The premier of the Cayman Islands, McKeeva Bush, 57, was arrested early Tuesday morning and detained in police custody in connection with a number of ongoing police investigations.
According to a press release issued by the Royal Cayman Islands Police Service (RCIPS) on Tuesday, officers from the RCIPS Financial Crime Unit arrested Bush at around 7am at his home.
Bush was arrested on suspicion of theft in connection with financial irregularities relating to the alleged misuse of a government credit card; and breach of trust, abuse of office and conflict of interest, contrary to S13, S17 and S19 of the Anti-Corruption Law 2008 respectively, in connection with the alleged importation of explosive substances without valid permits on or before February 2012.
Also on Tuesday, Cayman Islands Governor Duncan Taylor issued a statement acknowledging that Bush had been arrested earlier in the day in connection with a number of ongoing police investigations.
“The conduct of criminal investigations in the Cayman Islands is a matter for the police commissioner. If evidence is brought to his attention which leads him to suspect that an offence or offences may have been committed, I expect him to carry out a robust, fair and comprehensive investigation, regardless of the individual concerned. I am confident that the police commissioner will ensure that this applies to the ongoing investigations involving the premier,” Taylor said.
In April of this year, the RCIPS confirmed that Bush was then the subject of three separate police investigations.
According to police at the time, one of the investigations involved allegations of financial irregularities in relation to a land deal. In addition, a further allegation of financial irregularities had been made, which was entirely separate from the first investigation.
“Finally, allegations have been made in relation to the involvement of the premier in the periphery of a recent incident where a quantity of explosives were imported to the Cayman Islands without the necessary permit,” the police spokesperson said in April.
“All three of these investigations are actively ongoing. The governor and the FCO [Foreign and Commonwealth Office] are being kept fully updated,” the spokesperson added.
The first of the three investigations had previously been confirmed by Taylor in July 2011, when he acknowledged that the investigation in question centred on a letter said to have been written by Bush in 2004, when he was then Leader of Government Business.
The letter to developer Stan Thomas, written on Windsor Development Corporation letterhead, and apparently faxed from Bush’s ministry in October 2004, asked for a balance of $350,000 to be sent to the corporation’s account as a result of Bush having “ensured that all of the proposed re-zoning issues” had been approved by Cabinet.

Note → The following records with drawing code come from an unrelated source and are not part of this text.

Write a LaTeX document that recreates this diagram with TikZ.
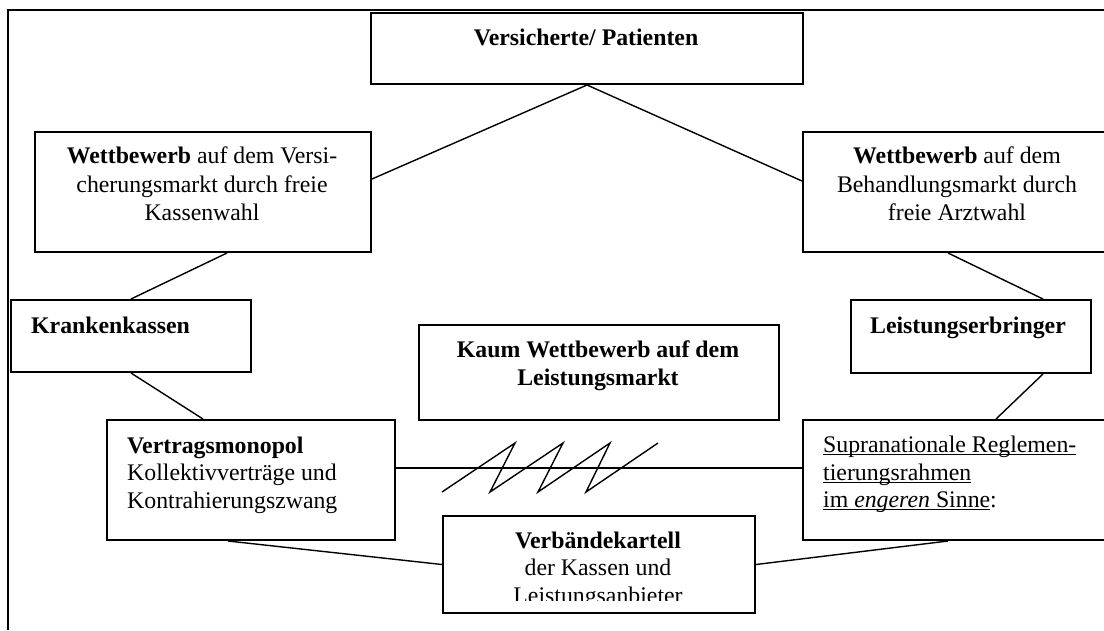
\documentclass[tikz,border=0pt]{standalone}
\usepackage{fontspec}
\setmainfont{Liberation Serif}
% underline at a fixed depth below the baseline
\newcommand\ulbox[1]{\setbox0\hbox{#1}\rlap{\rule[-3pt]{\wd0}{1.2pt}}\box0}
\begin{document}
\begin{tikzpicture}[x=1pt,y=-1pt,
  box/.style={draw,line width=2pt,inner sep=0pt,anchor=north west},
  link/.style={line width=1.4pt},
  txt/.style={inner sep=0pt,anchor=base,font=\fontsize{23.8}{28}\selectfont},
  txtl/.style={txt,anchor=base west}]
\clip (0,0) rectangle (1104,630);
\fill[white] (0,0) rectangle (1104,630);

% outer frame (left and top sides)
\draw[line width=2pt] (8,630) -- (8,10) -- (1104,10);

% boxes
\node[box,minimum width=432pt,minimum height=71pt]  (vp) at (370,12)  {};
\node[box,minimum width=336pt,minimum height=120pt] (wl) at (34,131)  {};
\node[box,minimum width=310pt,minimum height=120pt] (wr) at (802,131) {};
\node[box,minimum width=240pt,minimum height=72pt]  (kk) at (10,299)  {};
\node[box,minimum width=240pt,minimum height=73pt]  (le) at (850,299) {};
\node[box,minimum width=360pt,minimum height=95pt]  (kw) at (418,324) {};
\node[box,minimum width=288pt,minimum height=120pt] (vm) at (106,419) {};
\node[box,minimum width=310pt,minimum height=120pt] (sr) at (802,419) {};
\node[box,minimum width=312pt,minimum height=97pt]  (vk) at (442,515) {};

% connectors
\draw[link] (vp.south) -- ([yshift=13pt]wl.east);
\draw[link] (vp.south) -- ([yshift=11pt]wr.west);
\draw[link] ([xshift=24pt]wl.south) -- (kk.north);
\draw[link] (kk.south) -- ([xshift=-48pt]vm.north);
\draw[link] ([xshift=-10pt]wr.south) -- ([xshift=72pt]le.north);
\draw[link] ([xshift=72pt]le.south) -- ([xshift=38pt]sr.north);
\draw[link] ([yshift=12pt]vm.east) -- ([yshift=12pt]sr.west);
\draw[link] ([xshift=-23pt]vm.south) -- (vk.west);
\draw[link] ([xshift=-10pt]sr.south) -- (vk.east);

% zigzag across the horizontal link
\draw[link,line join=miter] (442,492) -- (515,443) -- (490,492) -- (563,443)
  -- (538,492) -- (610,443) -- (586,492) -- (658,443);

% texts
\node[txt] (vpt) at (586,45) {\textbf{Versicherte/ Patienten}};

\node[txt] (wl1) at (202,163) {\textbf{Wettbewerb} auf dem Versi-};
\node[txt] (wl2) at (202,192) {cherungsmarkt durch freie};
\node[txt] (wl3) at (202,220) {Kassenwahl};

\node[txt] (wr1) at (957,163) {\textbf{Wettbewerb} auf dem};
\node[txt] (wr2) at (957,192) {Behandlungsmarkt durch};
\node[txt] (wr3) at (957,220) {freie Arztwahl};

\node[txtl] (kkt) at (31,333) {\textbf{Krankenkassen}};
\node[txt]  (let) at (968,333) {\textbf{Leistungserbringer}};

\node[txt] (kw1) at (598,357) {\textbf{Kaum Wettbewerb auf dem}};
\node[txt] (kw2) at (598,385) {\textbf{Leistungsmarkt}};

\node[txtl] (vm1) at (127,453) {\textbf{Vertragsmonopol}};
\node[txtl] (vm2) at (127,480) {Kollektivverträge und};
\node[txtl] (vm3) at (127,508) {Kontrahierungszwang};

\node[txtl] (sr1) at (823,452) {\ulbox{Supranationale Reglemen-}};
\node[txtl] (sr2) at (823,480) {\ulbox{tierungsrahmen}};
\node[txtl] (sr3) at (823,507) {\ulbox{im \textit{engeren} Sinne}:};

\node[txt] (vk1) at (598,548) {\textbf{Verbändekartell}};
\node[txt] (vk2) at (598,575) {der Kassen und};
\begin{scope}
  \clip (0,0) rectangle (1104,600);
  \node[txt] (vk3) at (598,603) {Leistungsanbieter};
\end{scope}
\end{tikzpicture}
\end{document}
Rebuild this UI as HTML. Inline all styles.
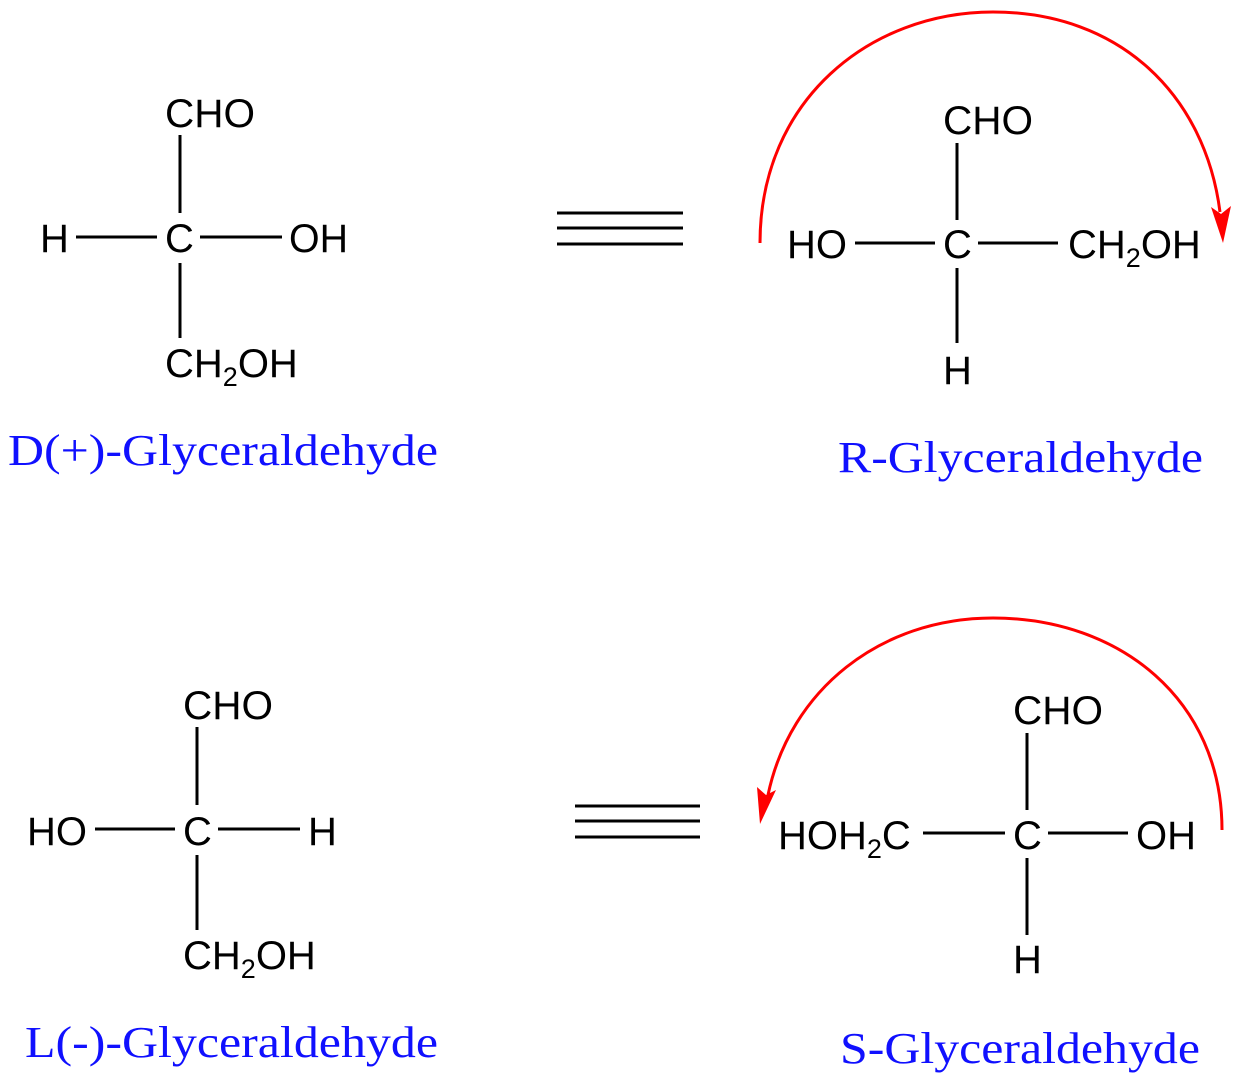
<!DOCTYPE html>
<html><head><meta charset="utf-8"><style>
html,body{margin:0;padding:0;background:#fff;}
svg{display:block}
.t{font-family:"Liberation Sans",Arial,sans-serif;font-size:40px;fill:#000}
.s{font-size:27px}
.l{font-family:"Liberation Serif","Times New Roman",serif;font-size:44px;fill:#1010ff}
</style></head><body>
<svg width="1239" height="1085" viewBox="0 0 1239 1085" xmlns="http://www.w3.org/2000/svg">
<g stroke="#000" stroke-width="3" fill="none">
<line x1="180" y1="135" x2="180" y2="213"/>
<line x1="180" y1="263" x2="180" y2="338"/>
<line x1="76" y1="237" x2="157" y2="237"/>
<line x1="200" y1="237" x2="282" y2="237"/>
<line x1="557" y1="213" x2="683" y2="213"/>
<line x1="557" y1="228" x2="683" y2="228"/>
<line x1="557" y1="244" x2="683" y2="244"/>
<line x1="575" y1="806" x2="700" y2="806"/>
<line x1="575" y1="821" x2="700" y2="821"/>
<line x1="575" y1="837" x2="700" y2="837"/>
<line x1="957" y1="143" x2="957" y2="220"/>
<line x1="957" y1="268" x2="957" y2="343"/>
<line x1="855" y1="243" x2="935" y2="243"/>
<line x1="978" y1="243" x2="1058" y2="243"/>
<line x1="197" y1="727" x2="197" y2="805"/>
<line x1="197" y1="855" x2="197" y2="930"/>
<line x1="95" y1="829" x2="175" y2="829"/>
<line x1="218" y1="829" x2="300" y2="829"/>
<line x1="1027" y1="733" x2="1027" y2="810"/>
<line x1="1027" y1="858" x2="1027" y2="935"/>
<line x1="923" y1="833" x2="1005" y2="833"/>
<line x1="1048" y1="833" x2="1128" y2="833"/>
</g>
<g stroke="#f00" stroke-width="3" fill="none">
<path d="M760,243 C760,100 870,12 993,12 C1120,12 1205,95 1220,212"/>
<path d="M1222,830 C1222,700 1120,618 993,618 C880,618 790,690 768,795"/>
</g>
<polygon points="1223,243 1211,207 1221,214 1231,206" fill="#f00"/>
<polygon points="760,824 757,787 766,795 776,790" fill="#f00"/>

<text class="t" x="165" y="127" textLength="90" lengthAdjust="spacingAndGlyphs">CHO</text>
<text class="t" x="40" y="252">H</text>
<text class="t" x="165" y="252">C</text>
<text class="t" x="289" y="252" textLength="59" lengthAdjust="spacingAndGlyphs">OH</text>
<text class="t" x="165" y="377">CH<tspan class="s" dy="9">2</tspan><tspan dy="-9">OH</tspan></text>
<text class="l" x="8" y="465" textLength="430" lengthAdjust="spacingAndGlyphs">D(+)-Glyceraldehyde</text>

<text class="t" x="943" y="134" textLength="90" lengthAdjust="spacingAndGlyphs">CHO</text>
<text class="t" x="787" y="258" textLength="60" lengthAdjust="spacingAndGlyphs">HO</text>
<text class="t" x="943" y="258">C</text>
<text class="t" x="1068" y="258">CH<tspan class="s" dy="9">2</tspan><tspan dy="-9">OH</tspan></text>
<text class="t" x="943" y="384">H</text>
<text class="l" x="838" y="472" textLength="365" lengthAdjust="spacingAndGlyphs">R-Glyceraldehyde</text>

<text class="t" x="183" y="719" textLength="90" lengthAdjust="spacingAndGlyphs">CHO</text>
<text class="t" x="27" y="845" textLength="60" lengthAdjust="spacingAndGlyphs">HO</text>
<text class="t" x="183" y="845">C</text>
<text class="t" x="308" y="845">H</text>
<text class="t" x="183" y="969">CH<tspan class="s" dy="9">2</tspan><tspan dy="-9">OH</tspan></text>
<text class="l" x="25" y="1057" textLength="413" lengthAdjust="spacingAndGlyphs">L(-)-Glyceraldehyde</text>

<text class="t" x="1013" y="724" textLength="90" lengthAdjust="spacingAndGlyphs">CHO</text>
<text class="t" x="778" y="849">HOH<tspan class="s" dy="9">2</tspan><tspan dy="-9">C</tspan></text>
<text class="t" x="1013" y="849">C</text>
<text class="t" x="1136" y="849" textLength="60" lengthAdjust="spacingAndGlyphs">OH</text>
<text class="t" x="1013" y="973">H</text>
<text class="l" x="840" y="1063" textLength="360" lengthAdjust="spacingAndGlyphs">S-Glyceraldehyde</text>
</svg>
</body></html>
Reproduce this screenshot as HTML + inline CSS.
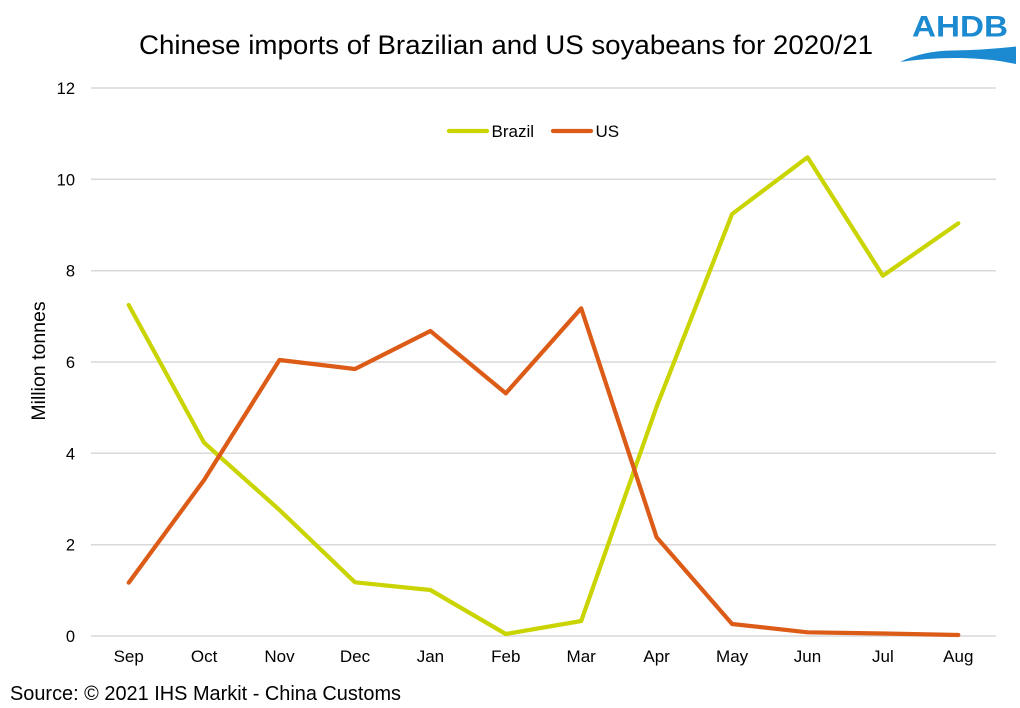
<!DOCTYPE html>
<html>
<head>
<meta charset="utf-8">
<style>
  html, body { margin: 0; padding: 0; background: #ffffff; }
  body { width: 1020px; height: 708px; overflow: hidden; }
  svg { display: block; }
  text { font-family: "Liberation Sans", Arial, sans-serif; fill: #000; }
</style>
</head>
<body>
<svg width="1020" height="708" viewBox="0 0 1020 708" xmlns="http://www.w3.org/2000/svg">
  <rect x="0" y="0" width="1020" height="708" fill="#ffffff"/>

  <!-- Title -->
  <text x="139" y="54" font-size="27" textLength="734" lengthAdjust="spacingAndGlyphs">Chinese imports of Brazilian and US soyabeans for 2020/21</text>

  <!-- Logo -->
  <text x="912" y="36.5" font-size="30" font-weight="bold" textLength="96" lengthAdjust="spacingAndGlyphs" style="fill:#1B8AD0">AHDB</text>
  <path d="M900,62 Q922,51 952,50.5 Q985,50 1016,46.5 L1016,64 Q990,58.5 962,58 Q930,57.5 900,62 Z" fill="#1B8AD0"/>

  <!-- Gridlines -->
  <g stroke="#D9D9D9" stroke-width="1.5">
    <line x1="91" y1="88" x2="996" y2="88"/>
    <line x1="91" y1="179.3" x2="996" y2="179.3"/>
    <line x1="91" y1="270.7" x2="996" y2="270.7"/>
    <line x1="91" y1="362" x2="996" y2="362"/>
    <line x1="91" y1="453.3" x2="996" y2="453.3"/>
    <line x1="91" y1="544.7" x2="996" y2="544.7"/>
    <line x1="91" y1="636" x2="996" y2="636"/>
  </g>

  <!-- Y tick labels -->
  <g font-size="16.5" text-anchor="end">
    <text x="75" y="94">12</text>
    <text x="75" y="185.3">10</text>
    <text x="75" y="276.7">8</text>
    <text x="75" y="368">6</text>
    <text x="75" y="459.3">4</text>
    <text x="75" y="550.7">2</text>
    <text x="75" y="642">0</text>
  </g>

  <!-- Y axis title -->
  <text transform="translate(45,361) rotate(-90)" font-size="19.5" text-anchor="middle">Million tonnes</text>

  <!-- X labels -->
  <g font-size="17" text-anchor="middle">
    <text x="128.7" y="662">Sep</text>
    <text x="204.1" y="662">Oct</text>
    <text x="279.5" y="662">Nov</text>
    <text x="355.0" y="662">Dec</text>
    <text x="430.4" y="662">Jan</text>
    <text x="505.8" y="662">Feb</text>
    <text x="581.2" y="662">Mar</text>
    <text x="656.6" y="662">Apr</text>
    <text x="732.1" y="662">May</text>
    <text x="807.5" y="662">Jun</text>
    <text x="882.9" y="662">Jul</text>
    <text x="958.3" y="662">Aug</text>
  </g>

  <!-- Series -->
  <polyline fill="none" stroke="#C9D400" stroke-width="4.2" stroke-linejoin="round" stroke-linecap="round"
    points="128.7,305 204.1,442.7 279.5,510 355.0,582.3 430.4,590 505.8,634 581.2,621 656.6,406.7 732.1,214 807.5,157.3 882.9,275.7 958.3,223.3"/>
  <polyline fill="none" stroke="#DC5B17" stroke-width="4.2" stroke-linejoin="round" stroke-linecap="round"
    points="128.7,582.7 204.1,480 279.5,360 355.0,369 430.4,331 505.8,393.3 581.2,308.3 656.6,537.3 732.1,624 807.5,632.3 882.9,633.5 958.3,635"/>

  <!-- Legend -->
  <line x1="449" y1="131" x2="487" y2="131" stroke="#C9D400" stroke-width="4.2" stroke-linecap="round"/>
  <text x="491.5" y="137" font-size="17">Brazil</text>
  <line x1="553" y1="131" x2="591" y2="131" stroke="#DC5B17" stroke-width="4.2" stroke-linecap="round"/>
  <text x="595.5" y="137" font-size="17">US</text>

  <!-- Source -->
  <text x="10" y="700" font-size="20" textLength="391" lengthAdjust="spacingAndGlyphs">Source: © 2021 IHS Markit - China Customs</text>
</svg>
</body>
</html>
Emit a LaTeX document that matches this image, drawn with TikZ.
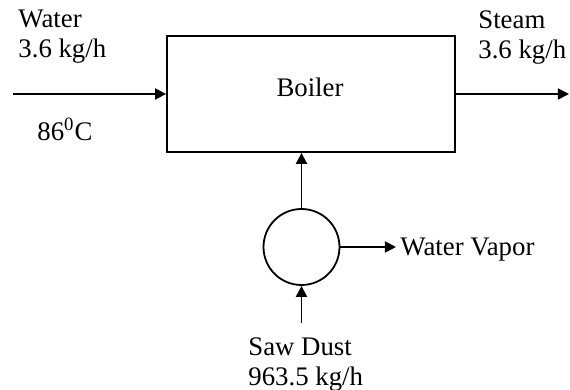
\documentclass[tikz,border=0pt]{standalone}
\usepackage{fontspec}
\setmainfont{Liberation Serif}
\usetikzlibrary{arrows.meta,positioning}
\tikzset{
  unit/.style={rectangle,draw,line width=0.9pt,minimum width=144pt,minimum height=58pt,inner sep=0pt},
  burner/.style={circle,draw,line width=0.9pt,minimum size=38pt,inner sep=0pt},
  lbl/.style={inner sep=0pt,font=\fontsize{13.4}{15}\selectfont},
  flow/.style={-{Triangle[length=5.5pt,width=5.5pt]},line width=0.9pt},
}

\begin{document}
\begin{tikzpicture}[x=0.5pt,y=-0.5pt]
  \useasboundingbox (0,0) rectangle (570,390);
  \node[unit] (boiler) at (311,94) {};
  \node[lbl,anchor=base] (boilername) at (310,97) {Boiler};
  \node[burner] (burner) at (301.5,247) {};
  \coordinate (win) at (13,94);
  \coordinate (sout) at (569,94);
  \coordinate (sdin) at (301.5,323);
  \coordinate (vout) at (396,247);
  \draw[flow] (win) -- (boiler.west);
  \draw[flow] (boiler.east) -- (sout);
  \draw[flow] (burner.north) -- (burner.north |- boiler.south);
  \draw[flow] (sdin) -- (burner.south);
  \draw[flow] (burner.east) -- (vout);
  \node[lbl,anchor=north west,align=left] (water) at (18,10) {Water\\3.6 kg/h};
  \node[lbl,anchor=base west] (temp) at (37,141) {86\textsuperscript{0}C};
  \node[lbl,anchor=north west,align=left] (steam) at (478,10) {Steam\\3.6 kg/h};
  \node[lbl,anchor=base west] (vapor) at (400,256) {Water Vapor};
  \node[lbl,anchor=north west,align=left] (sawdust) at (248,337) {Saw Dust\\963.5 kg/h};
\end{tikzpicture}
\end{document}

Windsor Development Corporation is reportedly owned by Bush’s wife, although according to the official register of interests he was a signatory on the corporation’s bank account.
At the time, land purchased by Thomas was the subject of a zoning application. It was rezoned in July 2004 by the Legislative Assembly after Cabinet approved a change in the territory’s development map.
However, at a press briefing in April, attended by Britain’s then Minister for the Overseas Territories Henry Bellingham, who was on his first visit to the Cayman Islands, local media workers were taken by surprise by Taylor’s admission of a second such investigation in response to questions about the first enquiry.
Neither Bellingham nor Taylor would comment further and the governor said it was up to the police commissioner to take the investigation forward and that at some point it would be up to the director of public prosecutions to take the matter any further than that. He then revealed that there was another hitherto undisclosed investigation in relation to Bush.
No details of this second investigation were given.
“I can say that there is a further investigation, a second investigation involving the premier but, as the minister said, it is not appropriate for me to comment on it in any detail,” Taylor stated, adding it was for the police commissioner to comment.
Then came the police announcement of a third investigation related to explosives that were apparently imported into the Cayman Islands without the necessary permit.
Bush’s arrest comes just days after another high profile British overseas territory official, former premier of the Turks and Caicos Islands (TCI), Michael Misick, was detained in Rio de Janeiro, Brazil, after several months on the run following the issue of an arrest warrant in the TCI and an Interpol ‘Red Notice’.
Allegations of widespread government corruption in the TCI have resulted in a number of former cabinet ministers being charged with various offences of bribery, fraud and money laundering.